The team owned the league’s worst shooting percentage and power-play in 2016/17 and that was taken care of as well as they finished last season with the eighth-best power-play and third-best shooting percentage. Let’s keep going shall we? Colorado’s defense was also brutal two years ago as the squad conceded a league-high 276 goals and cut that down to 236. With Bernier and Varlamov leading the way in net, the  team’s save percentage rose from 89.4 to 91.4 over that 12-month span as well. It’s clear to see the Avalanche improved in both ends of the rink as their youngsters gained more experience.

Colorado took 58 out of a possible 84 points at home last season and that leads us back to the line of left-winger Landeskog, center MacKinnon and right-winger Rantanen. With head coach Jared Bednar having the last line change at home he obviously took advantage of it and played his top trio against lines he believed they’d succeed against. It worked out well since MacKinnon led the NH in home scoring with 27 goals and 40 assists while the line combined for 63 goals and 98 assists in Colorado with a plus-68 rating. Away from home, they combined for 30 goals and 52 assists while going minus-41.

Looking back, the team’s dreadful showing in 2016/17 may have actually been a blessing in disguise. Colorado now has one of the NHL’s youngest rosters, but the players have quite a bit of experience for their age as many of them played more than they normally would have two years ago. Bednar basically had to throw his youngsters out on the ice to learn in all situations as there weren’t many veterans in the lineup. They’ve now grown and learned together and it’s definitely paying off. The MacKinnon line has started the 2018/19 campaign where it left off last year and Rantanen has been leading the league in points for most of the season.

The Central Division itself should be credited with helping the Avalanche improve somewhat as it’s arguably the most entertaining and toughest group of teams in the NHL. With Colorado facing the Nashville Predators, Winnipeg Jets, St. Louis Blues, Dallas Stars, Minnesota Wild and Chicago Blackhawks on a regular basis they have no choice but to improve and stay competitive or be left behind. Competing against the top players in the league will eventually make you a better player and it’s beginning to show.

Things could even get better for Sakic and crew as the Avalanche own the first-round draft pick of the Ottawa Senators next summer. They traded forward Matt Duchene to the Sens last November in a three-team deal that landed Sam Girard, Vladislav Kamenev, Shane Bowers and Andrew Hammond along with a second and third-round pick this year and a conditional first-round pick. Ottawa kept their first-round selection as it was top-10 protected, but that means the Avalanche will get their pick next summer. The Senators are widely expected to be one of the worst teams in the league this season and that will benefit Colorado come draft day.
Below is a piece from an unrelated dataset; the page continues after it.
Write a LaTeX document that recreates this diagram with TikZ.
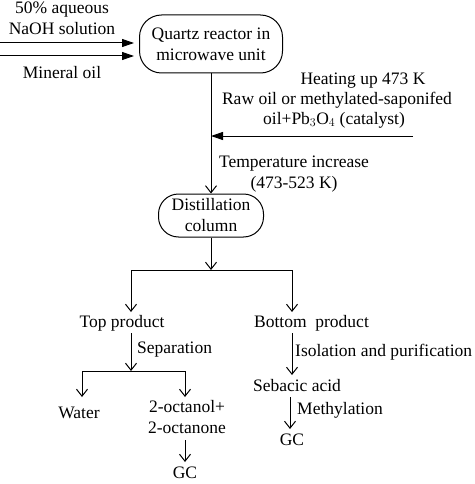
\documentclass[tikz,border=0pt]{standalone}
\usepackage{fontspec}
\setmainfont{Liberation Serif}
\usetikzlibrary{arrows.meta}
\begin{document}
\begin{tikzpicture}[x=1pt,y=-1pt,
  txt/.style={inner sep=0pt,font=\fontsize{17.5}{21}\selectfont,align=center},
  txtl/.style={txt,anchor=west},
  boxnode/.style={txt,draw,line width=1pt,rounded corners=22pt},
  flow/.style={line width=1pt,-{Straight Barb[length=7pt,width=11pt]}},
  feed/.style={line width=1pt,-{Triangle[length=12pt,width=8pt]}},
  plain/.style={line width=1pt}]
\useasboundingbox (0,0) rectangle (474,484);
% nodes
\node[txt] (naoh) at (62,18) {50\% aqueous\\NaOH solution};
\node[txt] (mineral) at (62,73) {Mineral oil};
\node[boxnode,minimum width=143pt,minimum height=58pt] (reactor) at (211,44) {Quartz reactor in\\microwave unit};
\node[txt] (heat1) at (363,81) {Heating up 473 K};
\node[txt] (heat2) at (337,100.5) {Raw oil or methylated-saponifed};
\node[txt] (heat3) at (334,120) {oil+Pb$_3$O$_4$ (catalyst)};
\node[txt] (temp) at (294,174) {Temperature increase\\(473-523 K)};
\node[boxnode,rounded corners=20pt,minimum width=105pt,minimum height=43pt] (distill) at (211,215.5) {Distillation\\column};
\node[txt] (top) at (122,323) {Top product};
\node[txt] (bottom) at (311.5,323) {Bottom\ \ product};
\node[txtl] (sep) at (137,350) {Separation};
\node[txt] (water) at (79,413) {Water};
\node[txt] (octa) at (187,417.5) {2-octanol+\\2-octanone};
\node[txt] (gc1) at (185,473) {GC};
\node[txtl] (iso) at (295,352) {Isolation and purification};
\node[txt] (seb) at (297,386) {Sebacic acid};
\node[txtl] (meth) at (297,410) {Methylation};
\node[txt] (gc2) at (292,440) {GC};
% coordinates
\coordinate (f1s) at (0,43);
\coordinate (f1e) at (134,43);
\coordinate (f2s) at (0,56);
\coordinate (f2e) at (134,56);
\coordinate (hs) at (413,136);
\coordinate (he) at (211,136);
\coordinate (sp) at (211,270);
\coordinate (spl) at (131,270);
\coordinate (spr) at (292,270);
\coordinate (tpa) at (131,312);
\coordinate (bpa) at (292,312);
\coordinate (sepa) at (131,333);
\coordinate (sepb) at (131,371);
\coordinate (sepl) at (82,371);
\coordinate (sepr) at (185,371);
\coordinate (wa) at (82,397);
\coordinate (oa) at (185,397);
\coordinate (ga) at (185,440);
\coordinate (gb) at (185,462);
\coordinate (isa) at (292,333);
\coordinate (isb) at (292,375);
\coordinate (ma) at (290,397);
\coordinate (mb) at (290,429);
% connectors
\draw[feed] (f1s) -- (f1e);
\draw[feed] (f2s) -- (f2e);
\draw[feed] (hs) -- (he);
\draw[flow] (reactor.south) -- (distill.north);
\draw[flow] (distill.south) -- (sp);
\draw[plain] (spl) -- (spr);
\draw[flow] (spl) -- (tpa);
\draw[flow] (spr) -- (bpa);
\draw[flow] (sepa) -- (sepb);
\draw[plain] (sepl) -- (sepr);
\draw[flow] (sepl) -- (wa);
\draw[flow] (sepr) -- (oa);
\draw[flow] (ga) -- (gb);
\draw[flow] (isa) -- (isb);
\draw[flow] (ma) -- (mb);
\end{tikzpicture}
\end{document}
As we can see there are several reasons the Avalanche have improved greatly over the past year or so. The coaching staff has done an admirable job, but the players should get most of the credit. They were thrown into the pool head first a couple of seasons ago and while they may have sunk to the bottom of the league they’ve now risen to become a solid and legitimate Stanley Cup contender.